After two years of mandated state budget cuts, Texas is showing strong signs of a recovery, as the newest sales tax receipts are up more than 12 percent.

The good news is making lawmakers and those who rely on state funding, breathe a collective sigh of relief.

For the last couple years, West Texas A&M, along with every state agency which receives funding has had to reduce its budget. W-T relies on about 30% of it's funding from the state, so all cuts went deep.

But now time may be on the University's side, according to WTAMU's Vice President of Business and Finance, Gary Barnes.

"It does look like the state is rebounding and may be in a better financial state going into this legislative session than in the past."

District 87 State Representative, John Smithee adds that he's been impressed with how higher education schools have maintained under the cuts.

"You know, AC & WT have done a remarkable job of keeping their programs going after adverse circumstances..."

The state's sales tax receipts were released over the weekend, and the numbers are better than expected.
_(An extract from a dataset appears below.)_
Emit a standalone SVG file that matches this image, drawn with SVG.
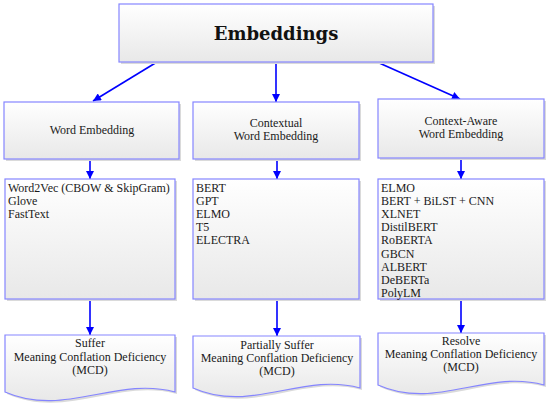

Texas will receive an additional 1.6 billion dollars more than projected. And lawmakers are hopeful the next session won't require mandatory cutbacks like in the past.

We're seeing in most months, double digit increases and that's good news because the sales tax is our revenue in the state," according to Smithee.

Most univerisites and colleges not only cut back they also had to increase tuition resulting in a double hit. Now with a little breathing room, there's even talk of replacing the cuts that have taken place over the last two years.

"The state's much better now and certainly over the next two bienniums, I think the objective should be to restore as much funding as possible," said Smithee.

"We certainly have our wish list but first would be to restore some of the base funding that had been reduced over the last several years," added Barnes.

Lawmakers get back to work in January and the budget is still their top priority when they meet in Austin.